Do not repeat pictures. Repeat exactly the lines of the listing below from its first line through the line with "anchor=west] (elab) at".

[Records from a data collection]

▼

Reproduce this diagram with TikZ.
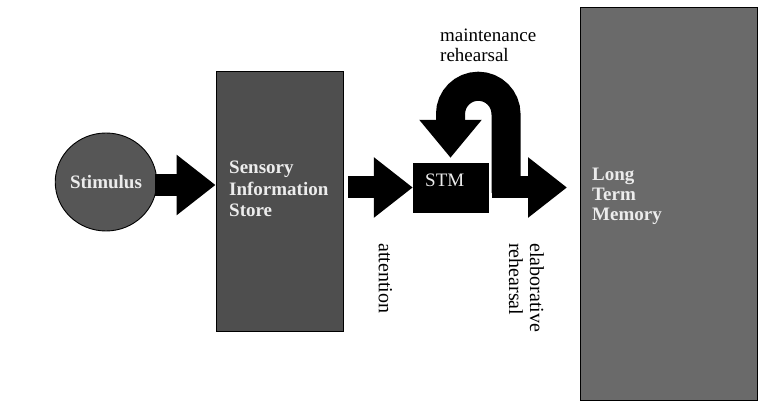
\documentclass[tikz,border=0pt]{standalone}
\usepackage{fontspec}
\setmainfont{Liberation Serif}
\usetikzlibrary{arrows.meta,shapes.geometric}
\definecolor{stimgray}{RGB}{86,86,86}
\definecolor{sisgray}{RGB}{78,78,78}
\definecolor{ltmgray}{RGB}{106,106,106}
\definecolor{boxtext}{RGB}{236,236,236}
\begin{document}
\begin{tikzpicture}[x=1pt,y=1pt,
  boxshape/.style={draw=black, line width=0.9pt, inner sep=0pt},
  boxtxt/.style={text=boxtext, inner sep=0pt, align=left, font=\fontsize{19}{21.5}\selectfont\bfseries},
  lbl/.style={text=black, inner sep=0pt, align=left, font=\fontsize{19}{20}\selectfont},
  vlbl/.style={text=black, inner sep=0pt, align=left, rotate=-90, font=\fontsize{20}{21}\selectfont},
  blk/.style={draw=black, line width=22pt, -{Triangle[width=58pt,length=39pt]}},
  loopblk/.style={draw=black, line width=29pt, -{Triangle[width=60pt,length=38pt]}}
]
\useasboundingbox (0,0) rectangle (759,409);
\fill[white] (0,0) rectangle (759,409);

% boxes
\node[boxshape, ellipse, fill=stimgray, minimum width=86pt, minimum height=98pt,
      text=boxtext, font=\fontsize{19}{21.5}\selectfont\bfseries] (stim) at (106,227) {Stimulus};
\node[boxshape, fill=sisgray, minimum width=127pt, minimum height=260pt] (sis) at (279.5,208) {};
\node[boxtxt, anchor=north west] (sistext) at (229,248) {Sensory\\Information\\Store};
\node[fill=black, draw=black, inner sep=0pt, minimum width=75pt, minimum height=49pt] (stm) at (450.5,221.5) {};
\node[text=boxtext, inner sep=0pt, anchor=base west, font=\fontsize{19}{21}\selectfont] (stmtext) at (425,222) {STM};
\node[boxshape, fill=ltmgray, minimum width=177pt, minimum height=393pt] (ltm) at (668.5,205.5) {};
\node[boxtxt, anchor=north west, font=\fontsize{19}{20}\selectfont\bfseries] (ltmtext) at (592,241) {Long\\Term\\Memory};

% labels
\node[lbl, anchor=north west] (maint) at (440,380) {maintenance\\rehearsal};
\node[vlbl, anchor=west] (att) at (385.5,166) {attention};
\node[vlbl, anchor=west] (elab) at (526.5,166) {elaborative\\rehearsal};

% arrows
\coordinate (a1start) at (155,224);
\draw[blk] (a1start) -- (a1start -| sis.west);
\draw[blk] ([xshift=5pt]sis.east |- stm.west) -- (stm.west);
\coordinate (elabtip) at (567,221.5);
\draw[blk] ([xshift=4pt]stm.east) -- (elabtip);
\coordinate (loopbase) at (506,216);
\draw[loopblk] (loopbase) -- ++(0,79) arc[start angle=0,end angle=180,radius=27.75pt] -- ([yshift=5pt]stm.north);
\end{tikzpicture}
\end{document}
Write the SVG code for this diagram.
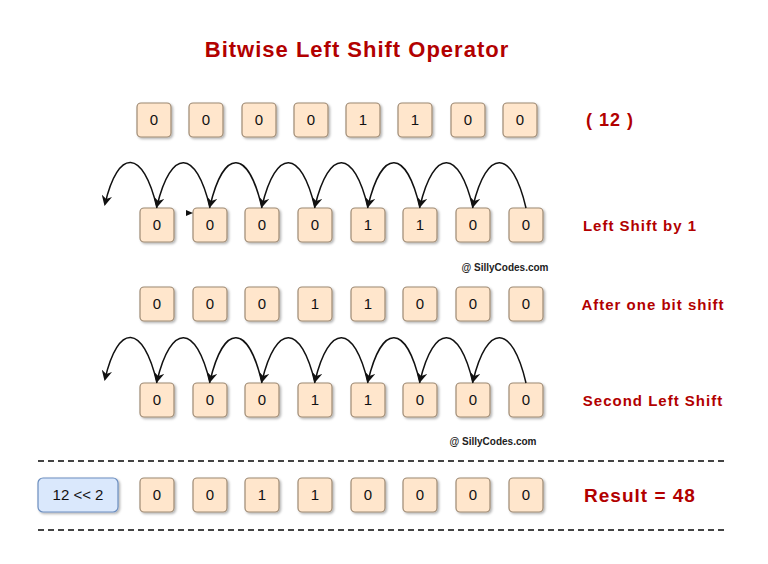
<svg xmlns="http://www.w3.org/2000/svg" width="768" height="564" viewBox="0 0 768 564">
<style>
.b{fill:#ffe6cc;stroke:#9e8a73;stroke-width:1.2}
.t{font-family:"Liberation Sans",sans-serif;font-size:15px;text-anchor:middle;fill:#111}
.r{font-family:"Liberation Sans",sans-serif;font-weight:bold;fill:#b20000;text-anchor:middle;letter-spacing:1px}
.w{font-family:"Liberation Sans",sans-serif;font-weight:bold;font-size:10px;fill:#222;text-anchor:middle}
.a{fill:none;stroke:#111;stroke-width:1.5;marker-end:url(#m)}
.d{stroke:#444;stroke-width:2;stroke-dasharray:6 4}
</style>
<defs>
<marker id="m" viewBox="0 0 10 10" refX="8" refY="5" markerWidth="7" markerHeight="7" orient="auto"><path d="M0,0L10,5L0,10L3,5z" fill="#111"/></marker>
<filter id="s" x="-20%" y="-20%" width="150%" height="150%"><feDropShadow dx="1.5" dy="1.5" stdDeviation="1.2" flood-opacity="0.3"/></filter>
<g id="bx"><rect class="b" x="-17" y="-17" width="34" height="34" rx="4" filter="url(#s)"/></g>
</defs>
<rect width="768" height="564" fill="#fff"/>
<text class="r" x="357" y="57" font-size="22">Bitwise Left Shift Operator</text>
<g id="row1">
<use href="#bx" x="154" y="120"/><use href="#bx" x="206" y="120"/><use href="#bx" x="259" y="120"/><use href="#bx" x="311" y="120"/><use href="#bx" x="363" y="120"/><use href="#bx" x="415" y="120"/><use href="#bx" x="468" y="120"/><use href="#bx" x="520" y="120"/>
<text class="t" y="125"><tspan x="154">0</tspan><tspan x="206">0</tspan><tspan x="259">0</tspan><tspan x="311">0</tspan><tspan x="363">1</tspan><tspan x="415">1</tspan><tspan x="468">0</tspan><tspan x="520">0</tspan></text>
</g>
<g id="row2">
<use href="#bx" x="157" y="225"/><use href="#bx" x="210" y="225"/><use href="#bx" x="262" y="225"/><use href="#bx" x="315" y="225"/><use href="#bx" x="368" y="225"/><use href="#bx" x="420" y="225"/><use href="#bx" x="473" y="225"/><use href="#bx" x="526" y="225"/>
<text class="t" y="230"><tspan x="157">0</tspan><tspan x="210">0</tspan><tspan x="262">0</tspan><tspan x="315">0</tspan><tspan x="368">1</tspan><tspan x="420">1</tspan><tspan x="473">0</tspan><tspan x="526">0</tspan></text>
</g>
<g id="row3">
<use href="#bx" x="157" y="304"/><use href="#bx" x="210" y="304"/><use href="#bx" x="262" y="304"/><use href="#bx" x="315" y="304"/><use href="#bx" x="368" y="304"/><use href="#bx" x="420" y="304"/><use href="#bx" x="473" y="304"/><use href="#bx" x="526" y="304"/>
<text class="t" y="309"><tspan x="157">0</tspan><tspan x="210">0</tspan><tspan x="262">0</tspan><tspan x="315">1</tspan><tspan x="368">1</tspan><tspan x="420">0</tspan><tspan x="473">0</tspan><tspan x="526">0</tspan></text>
</g>
<g id="row4">
<use href="#bx" x="157" y="400"/><use href="#bx" x="210" y="400"/><use href="#bx" x="262" y="400"/><use href="#bx" x="315" y="400"/><use href="#bx" x="368" y="400"/><use href="#bx" x="420" y="400"/><use href="#bx" x="473" y="400"/><use href="#bx" x="526" y="400"/>
<text class="t" y="405"><tspan x="157">0</tspan><tspan x="210">0</tspan><tspan x="262">0</tspan><tspan x="315">1</tspan><tspan x="368">1</tspan><tspan x="420">0</tspan><tspan x="473">0</tspan><tspan x="526">0</tspan></text>
</g>
<g id="row5">
<use href="#bx" x="157" y="495"/><use href="#bx" x="210" y="495"/><use href="#bx" x="262" y="495"/><use href="#bx" x="315" y="495"/><use href="#bx" x="368" y="495"/><use href="#bx" x="420" y="495"/><use href="#bx" x="473" y="495"/><use href="#bx" x="526" y="495"/>
<text class="t" y="500"><tspan x="157">0</tspan><tspan x="210">0</tspan><tspan x="262">1</tspan><tspan x="315">1</tspan><tspan x="368">0</tspan><tspan x="420">0</tspan><tspan x="473">0</tspan><tspan x="526">0</tspan></text>
</g>
<g id="expr">
<rect x="38" y="478" width="80" height="34" rx="5" fill="#dae8fc" stroke="#6c8ebf" stroke-width="1.2" filter="url(#s)"/>
<text class="t" x="78" y="500">12 &lt;&lt; 2</text>
</g>
<g id="connectors">
<path class="a" d="M526,208 C512,148 487,148 473,206"/>
<path class="a" d="M473,208 C459,148 434,148 420,206"/>
<path class="a" d="M420,208 C406,148 382,148 368,206"/>
<path class="a" d="M368,208 C354,148 329,148 315,206"/>
<path class="a" d="M315,208 C301,148 276,148 262,206"/>
<path class="a" d="M262,208 C248,148 224,148 210,206"/>
<path class="a" d="M210,208 C196,148 171,148 157,206"/>
<path class="a" d="M157,208 C143,148 118,148 105,204"/>
<path d="M186,210 L193,213 L186,216 z" fill="#111"/>
<path class="a" d="M526,383 C512,323 487,323 473,381"/>
<path class="a" d="M473,383 C459,323 434,323 420,381"/>
<path class="a" d="M420,383 C406,323 382,323 368,381"/>
<path class="a" d="M368,383 C354,323 329,323 315,381"/>
<path class="a" d="M315,383 C301,323 276,323 262,381"/>
<path class="a" d="M262,383 C248,323 224,323 210,381"/>
<path class="a" d="M210,383 C196,323 171,323 157,381"/>
<path class="a" d="M157,383 C143,323 118,323 105,379"/>
<line class="d" x1="38" y1="461" x2="728" y2="461"/>
<line class="d" x1="38" y1="530" x2="728" y2="530"/>
</g>
<text class="r" x="610" y="126" font-size="18">( 12 )</text>
<text class="r" x="640" y="231" font-size="15">Left Shift by 1</text>
<text class="w" x="505" y="271">@ SillyCodes.com</text>
<text class="r" x="653" y="310" font-size="15">After one bit shift</text>
<text class="r" x="653" y="406" font-size="15">Second Left Shift</text>
<text class="w" x="493" y="445">@ SillyCodes.com</text>
<text class="r" x="640" y="502" font-size="19">Result = 48</text>
</svg>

▲

:: WRITTEN REPLY ::
Reproduce this diagram with TikZ.
\documentclass[tikz,border=0pt]{standalone}
\usepackage{fontspec}
\setmainfont{Liberation Serif}
\usetikzlibrary{arrows.meta,shapes.geometric}
\definecolor{stimgray}{RGB}{86,86,86}
\definecolor{sisgray}{RGB}{78,78,78}
\definecolor{ltmgray}{RGB}{106,106,106}
\definecolor{boxtext}{RGB}{236,236,236}
\begin{document}
\begin{tikzpicture}[x=1pt,y=1pt,
  boxshape/.style={draw=black, line width=0.9pt, inner sep=0pt},
  boxtxt/.style={text=boxtext, inner sep=0pt, align=left, font=\fontsize{19}{21.5}\selectfont\bfseries},
  lbl/.style={text=black, inner sep=0pt, align=left, font=\fontsize{19}{20}\selectfont},
  vlbl/.style={text=black, inner sep=0pt, align=left, rotate=-90, font=\fontsize{20}{21}\selectfont},
  blk/.style={draw=black, line width=22pt, -{Triangle[width=58pt,length=39pt]}},
  loopblk/.style={draw=black, line width=29pt, -{Triangle[width=60pt,length=38pt]}}
]
\useasboundingbox (0,0) rectangle (759,409);
\fill[white] (0,0) rectangle (759,409);

% boxes
\node[boxshape, ellipse, fill=stimgray, minimum width=86pt, minimum height=98pt,
      text=boxtext, font=\fontsize{19}{21.5}\selectfont\bfseries] (stim) at (106,227) {Stimulus};
\node[boxshape, fill=sisgray, minimum width=127pt, minimum height=260pt] (sis) at (279.5,208) {};
\node[boxtxt, anchor=north west] (sistext) at (229,248) {Sensory\\Information\\Store};
\node[fill=black, draw=black, inner sep=0pt, minimum width=75pt, minimum height=49pt] (stm) at (450.5,221.5) {};
\node[text=boxtext, inner sep=0pt, anchor=base west, font=\fontsize{19}{21}\selectfont] (stmtext) at (425,222) {STM};
\node[boxshape, fill=ltmgray, minimum width=177pt, minimum height=393pt] (ltm) at (668.5,205.5) {};
\node[boxtxt, anchor=north west, font=\fontsize{19}{20}\selectfont\bfseries] (ltmtext) at (592,241) {Long\\Term\\Memory};

% labels
\node[lbl, anchor=north west] (maint) at (440,380) {maintenance\\rehearsal};
\node[vlbl, anchor=west] (att) at (385.5,166) {attention};
\node[vlbl, anchor=west] (elab) at (526.5,166) {elaborative\\rehearsal};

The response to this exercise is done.